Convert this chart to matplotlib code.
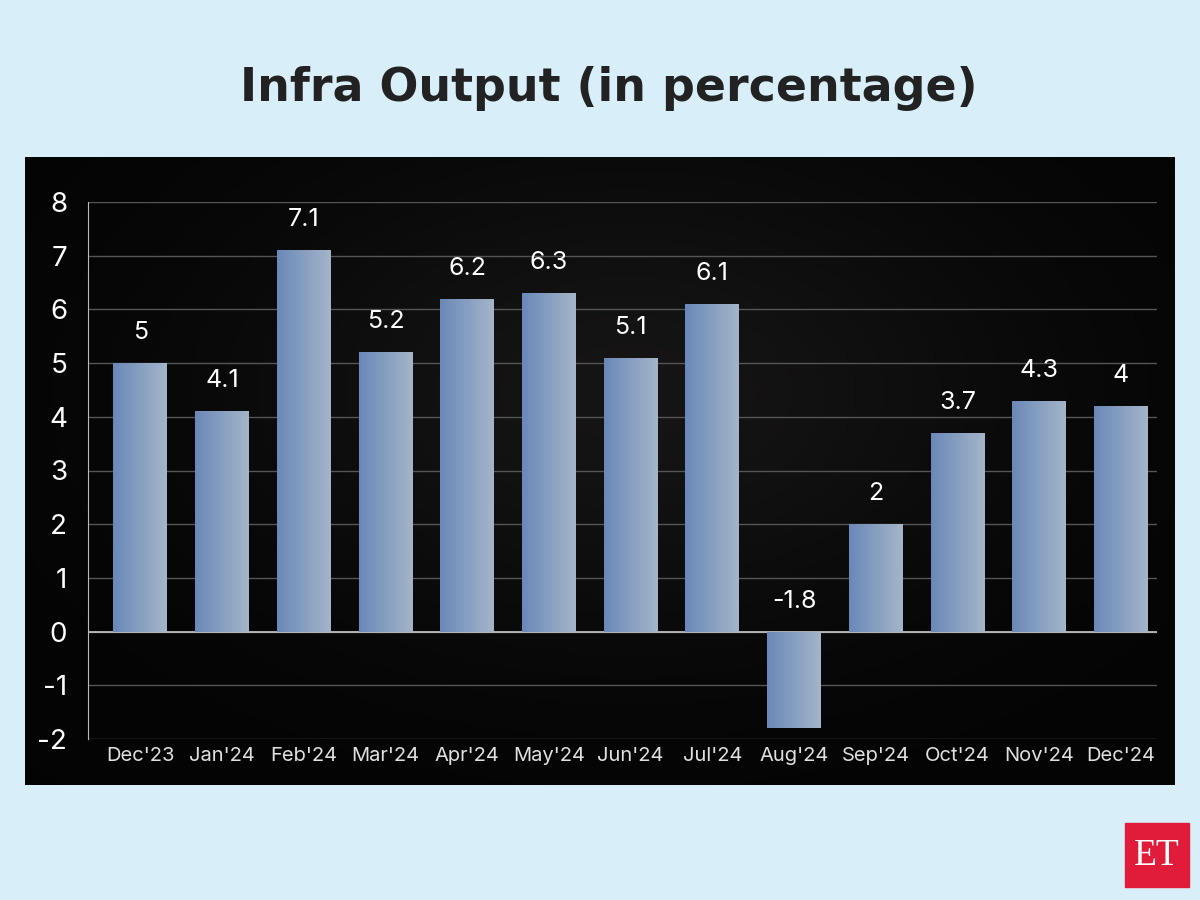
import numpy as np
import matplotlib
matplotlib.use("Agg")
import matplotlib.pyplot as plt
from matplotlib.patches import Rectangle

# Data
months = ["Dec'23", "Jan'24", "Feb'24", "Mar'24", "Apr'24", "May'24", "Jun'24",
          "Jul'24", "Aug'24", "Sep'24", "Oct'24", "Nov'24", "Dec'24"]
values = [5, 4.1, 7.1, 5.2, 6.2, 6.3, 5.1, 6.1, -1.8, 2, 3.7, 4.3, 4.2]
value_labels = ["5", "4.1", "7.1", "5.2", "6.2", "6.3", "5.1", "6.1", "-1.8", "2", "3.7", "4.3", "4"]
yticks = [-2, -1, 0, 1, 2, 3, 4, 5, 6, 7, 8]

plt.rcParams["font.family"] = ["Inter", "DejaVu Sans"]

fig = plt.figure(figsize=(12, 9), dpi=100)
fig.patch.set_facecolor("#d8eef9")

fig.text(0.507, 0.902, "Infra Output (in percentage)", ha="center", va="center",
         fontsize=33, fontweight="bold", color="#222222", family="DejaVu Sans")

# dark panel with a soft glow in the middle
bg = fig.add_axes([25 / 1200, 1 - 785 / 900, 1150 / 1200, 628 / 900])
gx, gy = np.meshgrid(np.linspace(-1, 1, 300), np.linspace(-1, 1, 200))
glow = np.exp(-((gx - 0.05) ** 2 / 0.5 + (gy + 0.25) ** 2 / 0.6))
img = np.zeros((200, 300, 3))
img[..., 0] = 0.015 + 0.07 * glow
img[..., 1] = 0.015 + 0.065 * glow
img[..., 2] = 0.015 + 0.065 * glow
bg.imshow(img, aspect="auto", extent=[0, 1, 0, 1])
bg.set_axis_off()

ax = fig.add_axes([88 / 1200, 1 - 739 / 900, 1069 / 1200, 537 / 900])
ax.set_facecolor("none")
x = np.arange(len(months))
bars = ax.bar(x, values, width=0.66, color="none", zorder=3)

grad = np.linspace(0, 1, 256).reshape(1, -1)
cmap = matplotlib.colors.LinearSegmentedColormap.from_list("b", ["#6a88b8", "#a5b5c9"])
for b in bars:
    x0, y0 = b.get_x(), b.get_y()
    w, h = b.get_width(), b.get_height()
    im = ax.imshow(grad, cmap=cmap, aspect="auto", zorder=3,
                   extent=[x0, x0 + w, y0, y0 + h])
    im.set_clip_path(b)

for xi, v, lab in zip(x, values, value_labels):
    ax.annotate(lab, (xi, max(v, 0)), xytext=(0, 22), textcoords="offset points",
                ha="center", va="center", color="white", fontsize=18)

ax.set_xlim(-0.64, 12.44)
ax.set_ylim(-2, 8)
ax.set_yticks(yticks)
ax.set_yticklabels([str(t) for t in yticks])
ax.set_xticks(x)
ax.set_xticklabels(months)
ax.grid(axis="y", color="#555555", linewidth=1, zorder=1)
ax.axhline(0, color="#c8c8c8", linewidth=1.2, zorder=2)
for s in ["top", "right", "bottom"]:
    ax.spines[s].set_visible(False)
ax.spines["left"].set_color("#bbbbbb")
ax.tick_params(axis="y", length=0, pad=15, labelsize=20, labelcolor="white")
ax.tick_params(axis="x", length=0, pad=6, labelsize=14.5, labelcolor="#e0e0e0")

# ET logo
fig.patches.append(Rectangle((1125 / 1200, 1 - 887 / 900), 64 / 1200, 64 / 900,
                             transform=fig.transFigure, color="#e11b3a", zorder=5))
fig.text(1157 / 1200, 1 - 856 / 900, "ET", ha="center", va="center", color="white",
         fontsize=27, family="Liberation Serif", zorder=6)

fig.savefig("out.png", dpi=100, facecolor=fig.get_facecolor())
...
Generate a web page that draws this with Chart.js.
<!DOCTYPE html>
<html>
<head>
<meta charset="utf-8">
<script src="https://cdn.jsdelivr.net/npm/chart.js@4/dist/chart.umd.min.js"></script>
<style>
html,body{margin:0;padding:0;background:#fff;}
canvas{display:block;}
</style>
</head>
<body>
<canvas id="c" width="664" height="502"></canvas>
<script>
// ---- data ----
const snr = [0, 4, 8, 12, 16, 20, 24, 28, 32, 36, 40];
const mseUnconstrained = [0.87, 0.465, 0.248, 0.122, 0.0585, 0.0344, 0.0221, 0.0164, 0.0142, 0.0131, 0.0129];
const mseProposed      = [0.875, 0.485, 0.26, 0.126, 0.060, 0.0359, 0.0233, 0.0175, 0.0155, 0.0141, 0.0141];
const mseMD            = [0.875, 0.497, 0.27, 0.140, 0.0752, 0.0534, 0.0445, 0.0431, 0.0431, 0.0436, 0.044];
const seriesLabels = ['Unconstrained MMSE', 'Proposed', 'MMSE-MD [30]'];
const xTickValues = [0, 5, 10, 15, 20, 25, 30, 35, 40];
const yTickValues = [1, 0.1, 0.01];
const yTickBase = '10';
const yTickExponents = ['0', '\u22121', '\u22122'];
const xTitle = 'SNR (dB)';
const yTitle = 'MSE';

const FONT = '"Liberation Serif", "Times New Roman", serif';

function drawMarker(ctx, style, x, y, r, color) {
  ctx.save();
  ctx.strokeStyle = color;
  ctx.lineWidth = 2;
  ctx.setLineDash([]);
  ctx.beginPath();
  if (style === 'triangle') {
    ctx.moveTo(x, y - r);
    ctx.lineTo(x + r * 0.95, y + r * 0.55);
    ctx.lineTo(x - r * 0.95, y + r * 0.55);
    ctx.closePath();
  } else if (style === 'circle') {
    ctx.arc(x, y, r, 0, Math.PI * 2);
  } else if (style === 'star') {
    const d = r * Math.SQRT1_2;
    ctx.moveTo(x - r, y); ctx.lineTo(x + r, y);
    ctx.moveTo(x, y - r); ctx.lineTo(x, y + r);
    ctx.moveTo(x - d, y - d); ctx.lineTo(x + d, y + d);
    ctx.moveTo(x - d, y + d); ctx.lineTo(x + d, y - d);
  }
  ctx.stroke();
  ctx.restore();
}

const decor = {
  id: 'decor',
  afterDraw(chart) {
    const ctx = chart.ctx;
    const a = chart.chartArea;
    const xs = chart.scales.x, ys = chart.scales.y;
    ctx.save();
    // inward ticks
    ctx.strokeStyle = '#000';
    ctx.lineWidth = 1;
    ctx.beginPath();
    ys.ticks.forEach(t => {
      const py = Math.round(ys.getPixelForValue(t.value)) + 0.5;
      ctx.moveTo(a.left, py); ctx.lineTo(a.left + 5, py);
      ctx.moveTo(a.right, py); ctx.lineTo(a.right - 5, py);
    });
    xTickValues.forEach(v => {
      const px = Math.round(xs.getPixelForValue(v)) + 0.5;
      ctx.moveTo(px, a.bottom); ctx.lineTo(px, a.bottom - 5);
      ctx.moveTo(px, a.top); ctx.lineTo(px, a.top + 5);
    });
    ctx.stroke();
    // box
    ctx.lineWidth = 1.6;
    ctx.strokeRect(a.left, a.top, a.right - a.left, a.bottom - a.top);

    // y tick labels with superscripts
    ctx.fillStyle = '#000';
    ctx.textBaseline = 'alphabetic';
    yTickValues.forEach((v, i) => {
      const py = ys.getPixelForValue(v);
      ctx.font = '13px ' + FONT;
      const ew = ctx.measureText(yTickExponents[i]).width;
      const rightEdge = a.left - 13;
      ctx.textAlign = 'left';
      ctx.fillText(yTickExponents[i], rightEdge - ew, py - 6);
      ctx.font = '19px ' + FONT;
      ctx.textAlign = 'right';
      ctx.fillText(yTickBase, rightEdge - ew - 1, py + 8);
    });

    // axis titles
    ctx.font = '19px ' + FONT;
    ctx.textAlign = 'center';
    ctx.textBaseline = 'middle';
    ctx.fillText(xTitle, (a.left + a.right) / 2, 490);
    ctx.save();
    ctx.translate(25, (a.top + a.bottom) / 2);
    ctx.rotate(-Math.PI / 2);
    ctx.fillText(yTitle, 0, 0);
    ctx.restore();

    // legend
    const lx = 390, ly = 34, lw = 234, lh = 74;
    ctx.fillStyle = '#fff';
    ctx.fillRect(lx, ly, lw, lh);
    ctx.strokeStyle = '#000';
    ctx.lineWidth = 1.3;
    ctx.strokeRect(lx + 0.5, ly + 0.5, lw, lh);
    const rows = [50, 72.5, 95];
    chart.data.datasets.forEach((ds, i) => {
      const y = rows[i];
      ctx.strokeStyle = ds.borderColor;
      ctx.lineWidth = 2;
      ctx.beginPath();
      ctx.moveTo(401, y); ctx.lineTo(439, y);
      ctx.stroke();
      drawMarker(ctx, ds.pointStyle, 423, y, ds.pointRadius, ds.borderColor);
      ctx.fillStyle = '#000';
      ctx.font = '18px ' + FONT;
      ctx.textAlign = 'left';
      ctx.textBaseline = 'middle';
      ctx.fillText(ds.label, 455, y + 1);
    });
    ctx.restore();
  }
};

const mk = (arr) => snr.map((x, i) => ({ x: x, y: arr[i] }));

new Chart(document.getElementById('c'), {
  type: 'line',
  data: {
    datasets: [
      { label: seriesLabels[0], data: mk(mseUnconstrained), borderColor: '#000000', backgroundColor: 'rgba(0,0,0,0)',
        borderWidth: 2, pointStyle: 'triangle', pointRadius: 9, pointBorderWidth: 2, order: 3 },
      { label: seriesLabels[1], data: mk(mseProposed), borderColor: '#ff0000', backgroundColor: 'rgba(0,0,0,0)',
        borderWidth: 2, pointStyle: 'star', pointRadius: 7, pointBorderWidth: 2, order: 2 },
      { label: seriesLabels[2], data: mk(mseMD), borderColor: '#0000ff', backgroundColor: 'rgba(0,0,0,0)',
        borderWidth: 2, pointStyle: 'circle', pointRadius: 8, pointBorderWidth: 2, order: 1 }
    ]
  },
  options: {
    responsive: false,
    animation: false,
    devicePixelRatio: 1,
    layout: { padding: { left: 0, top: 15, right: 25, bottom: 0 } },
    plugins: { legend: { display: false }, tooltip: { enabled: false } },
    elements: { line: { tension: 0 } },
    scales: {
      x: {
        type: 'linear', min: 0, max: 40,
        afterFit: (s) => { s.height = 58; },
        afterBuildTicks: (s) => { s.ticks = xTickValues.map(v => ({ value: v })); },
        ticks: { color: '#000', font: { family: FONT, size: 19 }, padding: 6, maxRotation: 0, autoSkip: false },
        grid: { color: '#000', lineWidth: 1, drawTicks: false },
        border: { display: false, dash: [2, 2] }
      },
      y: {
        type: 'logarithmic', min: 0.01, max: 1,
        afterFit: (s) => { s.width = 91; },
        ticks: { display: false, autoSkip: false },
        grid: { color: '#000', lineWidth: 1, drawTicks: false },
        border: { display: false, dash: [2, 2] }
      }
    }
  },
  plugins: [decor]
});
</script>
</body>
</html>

Instructions to follow:
Copy each line above that contains the word "matplotlib".

Answer for this exercise:
Convert this chart to matplotlib code.
import matplotlib
matplotlib.use("Agg")
import matplotlib.pyplot as plt
from matplotlib.patches import Rectangle
cmap = matplotlib.colors.LinearSegmentedColormap.from_list("b", ["#6a88b8", "#a5b5c9"])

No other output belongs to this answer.